There was confusion earlier in the day from legislators about whether or not the House's failure Tuesday to get a final version out before a deadline effectively ended any chance of getting the measure on the Nov. 8 general election ballot. Some senators said they believed the deadline could have been as late as Friday, though the secretary of state later weighed in that it's Wednesday.
Regardless, Bentley said the issue of whether or not the lottery amendment makes it onto the Nov. 8 ballot is a "smokescreen".
"This is a smokescreen, folks. That's all it is. It really doesn't make any difference because those people who want to vote for it are going to come out and vote for it. Those who want to vote against are going to come out and vote against it," he said.
When asked about legislators who may waffle on support if it doesn't go on that general election ballot, Bentley warned he's heard of that argument. Bentley said dates are one thing some legislators use when they want to defeat legislation.
Gov. Bentley called it a "step in the right direction", though, following news that the lottery legislation finally passed out of committee Wednesday afternoon, and said the legislature is working to allow people to help other people. Still, he urged citizens to contact their legislators starting at 8 a.m. Thursday to voice their thoughts. The number he provided is to his own office (334-242-7100). Workers there will put those who call in touch with their representatives.

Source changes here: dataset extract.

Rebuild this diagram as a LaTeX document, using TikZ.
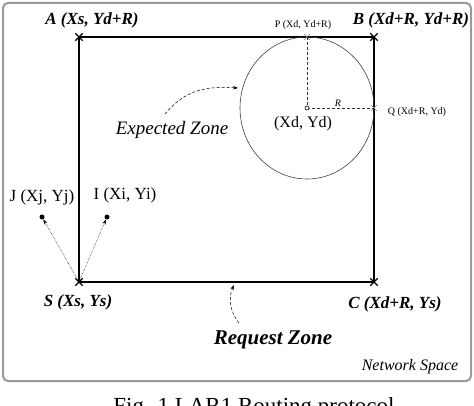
\documentclass[tikz,border=0pt]{standalone}
\usepackage{fontspec}
\setmainfont{Liberation Serif}
\usetikzlibrary{shapes.misc,arrows.meta}
\begin{document}
\begin{tikzpicture}[x=1pt,y=-1pt,
  corner/.style={cross out,draw,line width=1.3pt,minimum size=6pt,inner sep=0pt},
  smallx/.style={cross out,draw=gray,line width=0.6pt,minimum size=5pt,inner sep=0pt},
  cornerlbl/.style={font=\fontsize{17}{17}\selectfont\bfseries\itshape,inner sep=0pt},
  tiny/.style={font=\fontsize{10}{10}\selectfont,inner sep=0pt},
  nodelbl/.style={font=\fontsize{17}{17}\selectfont,inner sep=0pt},
  dot/.style={circle,fill=black,minimum size=5pt,inner sep=0pt},
  guide/.style={densely dashed,line width=0.6pt,gray!40!black},
  pointer/.style={densely dashed,line width=0.5pt,-{Stealth[length=5pt,width=3.5pt]}},
]
\useasboundingbox (0,0) rectangle (474,406);
% network space frame
\draw[gray!80,line width=2pt,rounded corners=5pt] (3,3) rectangle (471,381);
\node[font=\fontsize{16}{16}\selectfont\itshape,inner sep=0pt] (net) at (410,367) {Network Space};
% request zone corners
\node[corner] (A) at (79,37) {};
\node[corner] (B) at (374,37) {};
\node[corner] (C) at (374,282) {};
\node[corner] (S) at (79,282) {};
\draw[line width=1.5pt] (A.center) -- (B.center) -- (C.center) -- (S.center) -- cycle;
\node[cornerlbl] (Al) at (92,20) {A (Xs, Yd+R)};
\node[cornerlbl] (Bl) at (411,20) {B (Xd+R, Yd+R)};
\node[cornerlbl] (Sl) at (78,302) {S (Xs, Ys)};
\node[cornerlbl] (Cl) at (395,304) {C (Xd+R, Ys)};
% expected zone
\coordinate (D) at (307,108);
\draw[gray!50!black,line width=0.6pt] (D) ellipse [x radius=67pt, y radius=71pt];
\node[smallx] (P) at (307,37) {};
\node[smallx] (Q) at (374,108) {};
\draw[guide] (P.center) -- (D);
\draw[guide] (D) -- (Q.center);
\node[draw,circle,fill=white,minimum size=4pt,inner sep=0pt,line width=0.6pt] (Dc) at (D) {};
\node[font=\fontsize{10}{10}\selectfont\itshape,inner sep=0pt] (R) at (338,103) {R};
\node[tiny] (Pl) at (303,25) {P (Xd, Yd+R)};
\node[tiny] (Ql) at (417,112) {Q (Xd+R, Yd)};
\node[font=\fontsize{16}{16}\selectfont,inner sep=0pt] (Dl) at (303,124) {(Xd, Yd)};
\node[font=\fontsize{19}{19}\selectfont\itshape,inner sep=0pt] (EZ) at (172,130) {Expected Zone};
\coordinate (EZs) at (165,114);
\coordinate (EZe) at (238,88);
\draw[pointer] (EZs) .. controls (185,90) and (205,86) .. (EZe);
% request zone label
\node[font=\fontsize{21}{21}\selectfont\bfseries\itshape,inner sep=0pt] (RZ) at (273,340) {Request Zone};
\coordinate (RZs) at (239,323);
\coordinate (RZe) at (234,285);
\draw[pointer] (RZs) .. controls (230,312) and (228,298) .. (RZe);
% neighbours
\node[dot] (J) at (42,217) {};
\node[dot] (I) at (107,217) {};
\node[nodelbl] (Jl) at (42,197) {J (Xj, Yj)};
\node[nodelbl] (Il) at (125,195) {I (Xi, Yi)};
\draw[pointer,densely dotted] (S.center) -- (J);
\draw[pointer,densely dotted] (S.center) -- (I);
% caption (cut by the page edge)
\node[font=\fontsize{23}{23}\selectfont,anchor=base,inner sep=0pt] (cap) at (254,413) {Fig. 1 LAR1 Routing protocol};
\end{tikzpicture}
\end{document}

When asked about the cost of a special referendum, Gov. Bentley said the money to pay for it could come from the lottery proceeds via the expected $225 million it would generate for the General Fund. Sec. of State John Merrill, who addressed the media earlier in the day, said the figure being thrown around - which has been pegged at a cost to taxpayers of around $3 million - is more than a decade old and could be significantly higher.
Bentley conceded no one really knows the exact cost of putting on a special vote, but said delaying the vote to approve a lottery will cost a lot more money in the long term.
A Republican, Bentley admitted he didn't vote in favor of the 1999 education lottery plan put forth by them Democratic governor Don Siegelman. But Bentley recently floated the idea of a lottery as a way of addressing some of the state's long-held financial issues (specifically a Medicaid funding crisis), though education and mental health are other areas of concern.
Bentley told reporters Georgia, Tennessee, and Florida love Alabama because residents visit those states for their lotteries. He said he personally has to weigh which is worse, buying five lottery tickets or a child not being able to grow up healthy and strong.
The governor called a special session to look at a lottery option for the state's funding issues. His lottery proposal passed the Senate 21-12 last Friday before becoming bogged down in the House. Senate legislation called for 10 percent of the lottery revenue to go to education and the remaining 90 percent to the General Fund. $100 million of the General Fund split would have been required to go straight to Medicaid.
The governor also addressed rumors that he's negotiated a compact with the Creek Band of Poarch Indians, stating the rumors are "blatantly false".